If you’re staring at an arbitration agreement, focus on these provisions before deciding whether and how to proceed:

  • Opt-out clause: Check whether the agreement gives you a window to reject the arbitration requirement after signing. If it does, calendar the deadline immediately.
  • Cost allocation: In employment agreements, confirm that the employer pays the arbitrator’s fees and administrative costs. If the agreement tries to split these evenly, that’s a red flag.
  • Scope of covered claims: Some agreements cover only disputes arising from the employment relationship. Others sweep in everything including intellectual property claims and post-employment competition disputes. The broader the scope, the more rights you’re giving up.
  • Choice of arbitration provider: Established providers like the AAA and JAMS have published rules protecting employees and consumers. An agreement that names an obscure provider or lets the company choose the arbitrator unilaterally is more likely to be challenged as unfair.
  • Class action waiver: Virtually all modern agreements include one. Know that you’re giving up the right to participate in group claims.
  • Delegation clause: If the agreement says the arbitrator decides disputes about the agreement’s enforceability, that limits your ability to challenge unfair terms in court later.
  • Statute of limitations: Some agreements shorten the time you have to bring a claim below what the law normally allows. This can quietly eliminate your rights before you even realize you have a dispute.

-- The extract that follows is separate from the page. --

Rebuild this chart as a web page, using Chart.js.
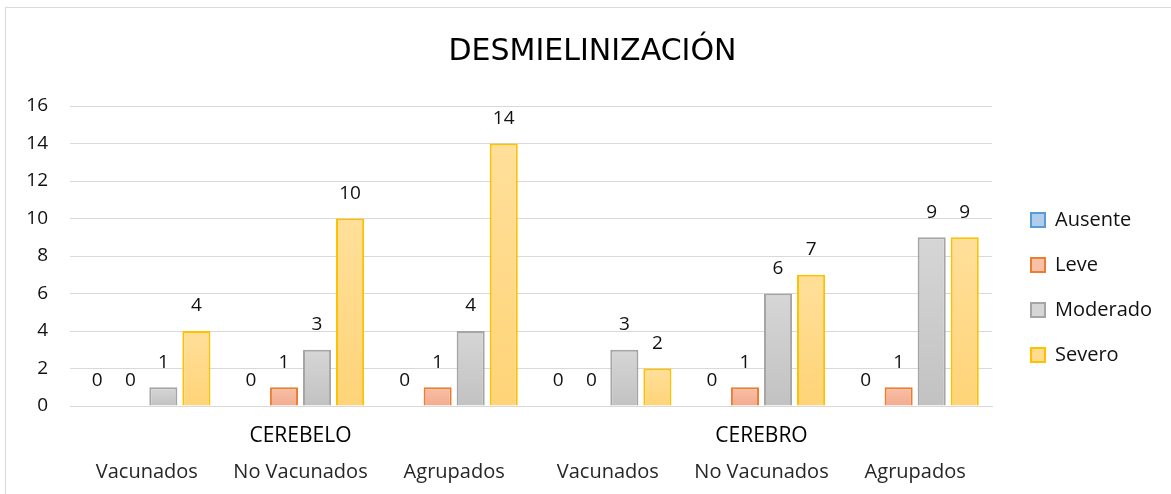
<!DOCTYPE html>
<html>
<head>
<meta charset="utf-8">
<script src="https://cdn.jsdelivr.net/npm/chart.js@4/dist/chart.umd.min.js"></script>
<style>
  html, body { margin: 0; padding: 0; background: #fff; }
  #wrap { position: relative; width: 1171px; height: 494px; overflow: hidden; }
  #frame { position: absolute; left: 5px; top: 7px; width: 1300px; height: 600px;
           border-top: 1.5px solid #d9d9d9; border-left: 1.5px solid #d9d9d9; pointer-events: none; }
  canvas { position: absolute; left: 0; top: 0; }
</style>
</head>
<body>
<div id="wrap">
  <canvas id="c" width="1171" height="494"></canvas>
  <div id="frame"></div>
</div>
<script>
const chartTitle = "DESMIELINIZACIÓN";
const groups = ["CEREBELO", "CEREBRO"];
const subCategories = ["Vacunados", "No Vacunados", "Agrupados"];
const seriesNames = ["Ausente", "Leve", "Moderado", "Severo"];
const ausente  = [0, 0, 0, 0, 0, 0];
const leve     = [0, 1, 1, 0, 1, 1];
const moderado = [1, 3, 4, 3, 6, 9];
const severo   = [4, 10, 14, 2, 7, 9];
const yTicks = [0, 2, 4, 6, 8, 10, 12, 14, 16];

const fills = [
  ["#b0cdee", "#9dbde3"],
  ["#f8c0a8", "#f3ab8e"],
  ["#d6d6d6", "#c2c2c2"],
  ["#ffdf9a", "#ffd478"]
];
const borders = ["#5b9bd5", "#ed7d31", "#a5a5a5", "#ffc000"];
const FONT = "'Open Sans', 'Noto Sans', sans-serif";
const TITLE_FONT = "'DejaVu Sans', 'Open Sans', sans-serif";

const subLabels = [];
const groupLabels = [];
groups.forEach(g => subCategories.forEach((s, i) => {
  subLabels.push(s);
  groupLabels.push(i === 1 ? g : "");
}));

function gradFill(idx) {
  return function(ctx) {
    const chart = ctx.chart;
    const area = chart.chartArea;
    if (!area || ctx.type !== 'data') return fills[idx][0];
    const ys = chart.scales.y;
    const v = ctx.raw || 0;
    const top = ys.getPixelForValue(v);
    const bottom = ys.getPixelForValue(0);
    if (bottom - top < 1) return fills[idx][0];
    const g = chart.ctx.createLinearGradient(0, top, 0, bottom);
    g.addColorStop(0, fills[idx][0]);
    g.addColorStop(1, fills[idx][1]);
    return g;
  };
}

const seriesData = [ausente, leve, moderado, severo];
const datasets = seriesNames.map((name, i) => ({
  label: name,
  data: seriesData[i],
  xAxisID: 'x',
  backgroundColor: gradFill(i),
  borderColor: borders[i],
  borderWidth: 2,
  borderSkipped: 'bottom',
  categoryPercentage: 0.86,
  barPercentage: 0.85
}));

const valueLabels = {
  id: 'valueLabels',
  afterDatasetsDraw(chart) {
    const ctx = chart.ctx;
    ctx.save();
    ctx.font = "19px " + FONT;
    ctx.fillStyle = "#111";
    ctx.textAlign = "center";
    ctx.textBaseline = "middle";
    chart.data.datasets.forEach((ds, di) => {
      const meta = chart.getDatasetMeta(di);
      meta.data.forEach((el, j) => {
        ctx.fillText(String(ds.data[j]), el.x, el.y - 25);
      });
    });
    ctx.restore();
  }
};

const legendPlace = {
  id: 'legendPlace',
  beforeLayout(chart) {
    const lg = chart.legend;
    if (lg && !lg._fixedW) {
      const f = lg.fit;
      lg.fit = function() { f.call(this); this.width = 165; };
      lg._fixedW = true;
    }
  },
  afterLayout(chart) {
    const lg = chart.legend;
    if (lg) {
      const h = lg.height, w = lg.width;
      lg.left = 1006; lg.right = lg.left + w;
      lg.top = 185; lg.bottom = lg.top + h;
    }
    const tb = chart.titleBlock;
    if (tb) {
      tb.left = 14; tb.right = 1171;
    }
  }
};

new Chart(document.getElementById('c'), {
  type: 'bar',
  data: { labels: subLabels, datasets: datasets },
  plugins: [valueLabels, legendPlace],
  options: {
    responsive: false,
    animation: false,
    devicePixelRatio: 1,
    layout: { padding: { left: 0, right: 14, top: 0, bottom: 0 } },
    plugins: {
      title: {
        display: true,
        text: chartTitle,
        color: "#000",
        font: { family: TITLE_FONT, size: 30, weight: 'normal', lineHeight: 1.2 },
        padding: { top: 34, bottom: 36 }
      },
      legend: {
        position: 'right',
        align: 'start',
        labels: {
          boxWidth: 14,
          boxHeight: 14,
          padding: 25,
          color: "#111",
          font: { family: FONT, size: 20 }
        }
      },
      tooltip: { enabled: false }
    },
    scales: {
      x2: {
        type: 'category',
        position: 'bottom',
        labels: groupLabels,
        offset: true,
        weight: 0,
        grid: { display: false, drawTicks: false },
        border: { display: true, color: "#d9d9d9", width: 1 },
        ticks: {
          color: "#000",
          font: { family: FONT, size: 21, lineHeight: 1.2 },
          padding: 17,
          maxRotation: 0,
          autoSkip: false
        },
        afterFit(scale) { scale.height = 50; }
      },
      x: {
        type: 'category',
        position: 'bottom',
        offset: true,
        weight: 1,
        grid: { display: false, drawTicks: false },
        border: { display: false },
        ticks: {
          color: "#262626",
          font: { family: FONT, size: 20, lineHeight: 1.2 },
          padding: 4,
          maxRotation: 0,
          autoSkip: false
        },
        afterFit(scale) { scale.height = 38; }
      },
      y: {
        min: 0,
        max: 16,
        afterBuildTicks(scale) { scale.ticks = yTicks.map(v => ({ value: v })); },
        grid: { color: "#d9d9d9", lineWidth: 1, drawTicks: false },
        border: { display: false },
        ticks: {
          color: "#111",
          font: { family: FONT, size: 19 },
          padding: 22
        },
        afterFit(scale) { scale.width = 70; }
      }
    }
  }
});
</script>
</body>
</html>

In practice, most people encounter these agreements when they have little bargaining power: starting a new job, activating a phone, or signing up for a financial product. That reality doesn’t change the legal analysis, but it does explain why the opt-out window, when one exists, is the most practical tool available. Read the agreement once, check for an opt-out, calendar the deadline, and send the letter. That ten minutes of effort can preserve rights worth far more than the time it takes.